Funding an Irrevocable Life Insurance Trust (ILIT) involves either transferring an existing policy or having the trust apply for a new policy directly. Transferring an existing policy requires the grantor to execute an absolute assignment of policy ownership form provided by the insurance carrier. This form legally removes all incidents of ownership from the grantor’s estate.
The ILIT trustee must receive annual cash gifts from the grantor to pay the policy premiums. These cash gifts are often structured with Crummey powers, qualifying the transfer for the annual gift tax exclusion. The trustee immediately uses these funds to pay the premium, ensuring the policy remains in force.
A Qualified Personal Residence Trust (QPRT) is funded by transferring the deed of the grantor’s primary or secondary residence to the trust.
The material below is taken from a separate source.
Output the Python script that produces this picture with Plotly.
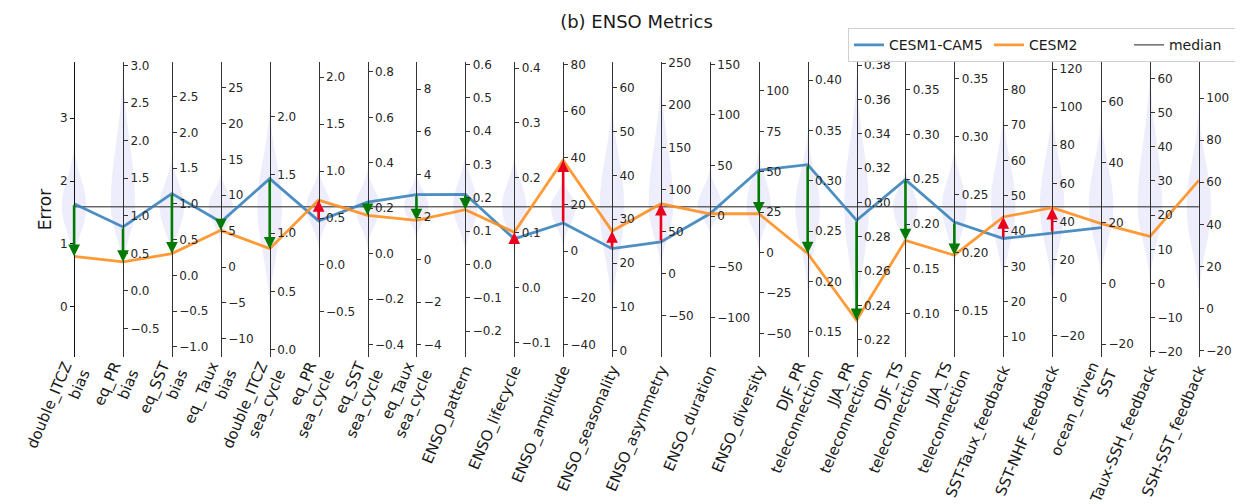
import plotly.graph_objects as go

# ---------------- data ----------------
METRICS = [
    "double_ITCZ<br>bias", "eq_PR<br>bias", "eq_SST<br>bias", "eq_ Taux<br>bias",
    "double_ITCZ<br>sea_cycle", "eq_PR<br>sea_cycle", "eq_SST<br>sea_cycle", "eq_Taux<br>sea_cycle",
    "ENSO_pattern", "ENSO_lifecycle", "ENSO_amplitude", "ENSO_seasonality",
    "ENSO_asymmetry", "ENSO_duration", "ENSO_diversity",
    "DJF_PR<br>teleconnection", "JJA_PR<br>teleconnection",
    "DJF_TS<br>teleconnection", "JJA_TS<br>teleconnection",
    "SST-Taux_feedback", "SST-NHF_feedback", "ocean_driven<br>SST",
    "Taux-SSH_feedback", "SSH-SST_feedback",
]

# range of each metric's own axis (bottom, top)
AXIS_MIN = [-0.794, -0.878, -1.144, -12.53, -0.063, -0.98, -0.455, -4.57,
            -0.278, -0.126, -45.4, -1.37, -99.0, -138.9, -64.6,
            0.125, 0.2099, 0.0516, 0.1104, 4.33, -31.2, -24.2, -21.5, -23.0]
AXIS_MAX = [3.889, 3.045, 2.987, 28.55, 2.467, 2.161, 0.844, 9.28,
            0.607, 0.411, 81.0, 65.8, 251.3, 152.3, 117.9,
            0.418, 0.3819, 0.3808, 0.3643, 87.9, 123.7, 73.1, 64.8, 117.1]
AXIS_DTICK = [1, 0.5, 0.5, 5, 0.5, 0.5, 0.2, 2,
              0.1, 0.1, 20, 10, 50, 50, 25,
              0.05, 0.02, 0.05, 0.05, 10, 20, 20, 10, 20]
AXIS_FMT = ["", ".1f", ".1f", "", ".1f", ".1f", ".1f", "",
            ".1f", ".1f", "", "", "", "", "",
            ".2f", ".2f", ".2f", ".2f", "", "", "", "", ""]

CESM1_CAM5 = [1.64, 0.851, 1.144, 6.27, 1.467, 0.47, 0.227, 3.05,
              0.21, 0.089, 12.0, 23.3, 37.7, 2.5, 50.9,
              0.316, 0.2896, 0.2496, 0.2266, 37.9, 33.9, 18.5, None, None]
CESM2 = [0.805, 0.386, 0.304, 5.11, 0.866, 0.691, 0.169, 1.845,
         0.164, 0.101, 38.9, 27.3, 82.9, 2.5, 24.1,
         0.2278, 0.2313, 0.1818, 0.198, 44.0, 47.2, 19.8, 13.8, 60.9]

# median of the model ensemble, on the shared "Error" scale
MEDIAN_ERROR = 1.59

# extent of each ensemble distribution (violin), on the shared "Error" scale
VIOLIN_LO = [0.71, 0.61, 0.77, 0.98, -0.02, 0.93, 0.93, 1.09, 0.87, 0.82, 0.93, -0.13,
             0.58, 1.17, 0.90, 0.22, -0.32, 0.85, 0.63, 0.31, 0.22, 0.42, 0.38, 0.15]
VIOLIN_HI = [2.57, 3.79, 2.41, 2.14, 3.20, 2.20, 2.20, 2.14, 2.46, 2.41, 2.04, 3.31,
             3.71, 2.22, 2.54, 2.80, 3.73, 2.22, 2.54, 3.17, 3.23, 3.07, 3.80, 3.17]

# ---------------- layout geometry ----------------
N = len(METRICS)
LO0, HI0 = AXIS_MIN[0], AXIS_MAX[0]
XPAD = 0.35
XMIN, XMAX = -XPAD, N - 1 + XPAD
PAGE_OFF = 8                      # default page margin of the browser body
FIRST_AX_PX, LAST_AX_PX = 74 - PAGE_OFF, 1199 - PAGE_OFF
TOP_PX, BOTTOM_PX = 61.7 - PAGE_OFF, 356.7 - PAGE_OFF
UNIT_PX = (LAST_AX_PX - FIRST_AX_PX) / (N - 1)
ML = FIRST_AX_PX - XPAD * UNIT_PX
MR = 1243 - (LAST_AX_PX + XPAD * UNIT_PX)
PLOT_W = 1243 - ML - MR
PLOT_H = BOTTOM_PX - TOP_PX


def to_error_scale(v, k):
    """Map a value on metric k's own axis onto the shared first (Error) axis."""
    return LO0 + (v - AXIS_MIN[k]) / (AXIS_MAX[k] - AXIS_MIN[k]) * (HI0 - LO0)


def violin_path(x, lo, hi, mid, w):
    mid = min(max(mid, lo + 0.05), hi - 0.05)
    up, dn = hi - mid, mid - lo
    return (
        f"M {x},{hi} "
        f"C {x + 0.15 * w},{hi - 0.45 * up} {x + w},{mid + 0.35 * up} {x + w},{mid} "
        f"C {x + w},{mid - 0.35 * dn} {x + 0.15 * w},{lo + 0.45 * dn} {x},{lo} "
        f"C {x - 0.15 * w},{lo + 0.45 * dn} {x - w},{mid - 0.35 * dn} {x - w},{mid} "
        f"C {x - w},{mid + 0.35 * up} {x - 0.15 * w},{hi - 0.45 * up} {x},{hi} Z"
    )


BLUE = "rgba(52,128,186,0.88)"
ORANGE = "rgba(255,140,26,0.88)"
FONT = "DejaVu Sans"

fig = go.Figure()

# invisible traces so every metric axis exists
for k in range(1, N):
    fig.add_trace(go.Scatter(
        x=[k, k], y=[AXIS_MIN[k], AXIS_MAX[k]], yaxis=f"y{k + 1}",
        mode="lines", line=dict(width=0, color="rgba(0,0,0,0)"),
        hoverinfo="skip", showlegend=False))

# median line
fig.add_trace(go.Scatter(
    x=[0, N - 1], y=[MEDIAN_ERROR, MEDIAN_ERROR], mode="lines",
    line=dict(color="#222222", width=1), name="median", legendrank=3))

# model lines
bx = [k for k in range(N) if CESM1_CAM5[k] is not None]
fig.add_trace(go.Scatter(
    x=bx, y=[to_error_scale(CESM1_CAM5[k], k) for k in bx], mode="lines",
    line=dict(color=BLUE, width=2.8), name="CESM1-CAM5", legendrank=1))
ox = [k for k in range(N) if CESM2[k] is not None]
fig.add_trace(go.Scatter(
    x=ox, y=[to_error_scale(CESM2[k], k) for k in ox], mode="lines",
    line=dict(color=ORANGE, width=2.8), name="CESM2", legendrank=2))

# violins (background)
shapes = []
for k in range(N):
    shapes.append(dict(
        type="path", xref="x", yref="y", layer="below",
        path=violin_path(k, VIOLIN_LO[k], VIOLIN_HI[k], MEDIAN_ERROR, 0.25),
        fillcolor="rgba(185,185,240,0.26)", line=dict(width=0)))

# arrows from CESM1-CAM5 to CESM2
annotations = []
for k in range(N):
    a, b = CESM1_CAM5[k], CESM2[k]
    if a is None or b is None or a == b:
        continue
    ya, yb = to_error_scale(a, k), to_error_scale(b, k)
    annotations.append(dict(
        x=k, y=yb, ax=k, ay=ya, xref="x", yref="y", axref="x", ayref="y",
        text="", showarrow=True, arrowhead=2, arrowsize=0.9, arrowwidth=2.6,
        arrowcolor="#007a00" if yb < ya else "#e8001c",
        standoff=0, startstandoff=0))

layout = dict(
    width=1243, height=504,
    margin=dict(l=ML, r=MR, t=TOP_PX, b=504 - BOTTOM_PX, autoexpand=False),
    paper_bgcolor="white", plot_bgcolor="white",
    font=dict(family=FONT, size=12, color="#262626"),
    title=dict(text="(b) ENSO Metrics", x=0.5, xref="paper", xanchor="center",
               y=1 - (22 - PAGE_OFF) / 504, yref="container", yanchor="middle",
               font=dict(family=FONT, size=18, color="#1a1a1a")),
    showlegend=True,
    legend=dict(orientation="h", x=(848 - PAGE_OFF - ML) / PLOT_W,
                y=1 + (TOP_PX - (28 - PAGE_OFF)) / PLOT_H, xanchor="left", yanchor="top",
                bgcolor="rgba(255,255,255,0.9)", bordercolor="#d0d0d0", borderwidth=1,
                font=dict(family=FONT, size=14, color="#1a1a1a"),
                entrywidth=95, entrywidthmode="pixels", traceorder="normal"),
    xaxis=dict(range=[XMIN, XMAX], tickmode="array", tickvals=list(range(N)),
               ticktext=METRICS, tickangle=-67, showline=False, showgrid=False,
               zeroline=False, ticks="", tickfont=dict(family=FONT, size=15, color="#1a1a1a")),
    yaxis=dict(range=[LO0, HI0], anchor="free", position=(0 - XMIN) / (XMAX - XMIN),
               side="left", showline=True, linecolor="#111111", linewidth=1,
               ticks="outside", ticklen=4, tickcolor="#111111",
               tickmode="linear", tick0=0, dtick=AXIS_DTICK[0],
               showgrid=False, zeroline=False,
               title=dict(text="Error", font=dict(family=FONT, size=17, color="#1a1a1a"), standoff=3)),
    shapes=shapes, annotations=annotations,
)
for k in range(1, N):
    ax = dict(range=[AXIS_MIN[k], AXIS_MAX[k]], overlaying="y", anchor="free",
              position=(k - XMIN) / (XMAX - XMIN), side="right",
              showline=True, linecolor="#333333", linewidth=1,
              ticks="outside", ticklen=4, tickcolor="#333333",
              tickmode="linear", tick0=0, dtick=AXIS_DTICK[k],
              showgrid=False, zeroline=False,
              tickfont=dict(family=FONT, size=12, color="#262626"))
    if AXIS_FMT[k]:
        ax["tickformat"] = AXIS_FMT[k]
    layout[f"yaxis{k + 1}"] = ax

fig.update_layout(**layout)
fig.write_html("out.html")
The grantor retains the right to live in the home for a fixed term of years, known as the retained term interest. The gift tax value of the home is discounted significantly because the grantor retains this possessory right.
The resulting taxable gift is the value of the remainder interest, which the beneficiaries will receive after the retained term expires. This valuation is determined using IRS Section 7520 rates, which reflect prevailing interest rates. A higher Section 7520 rate generally results in a lower taxable gift.
Funding a Grantor Retained Annuity Trust (GRAT) requires the transfer of high-growth, income-producing assets, such as marketable securities or limited partnership interests. The grantor retains the right to receive a fixed annuity payment for a term of years, which must be paid back to the grantor at least annually.
The taxable gift resulting from the GRAT funding is the remainder interest. This is calculated as the fair market value of the transferred assets minus the present value of the retained annuity. The goal is often to structure the annuity payment so that the remainder interest is near zero, a strategy known as a “zeroed-out GRAT.”
Any appreciation above the Section 7520 rate is passed to the beneficiaries tax-free.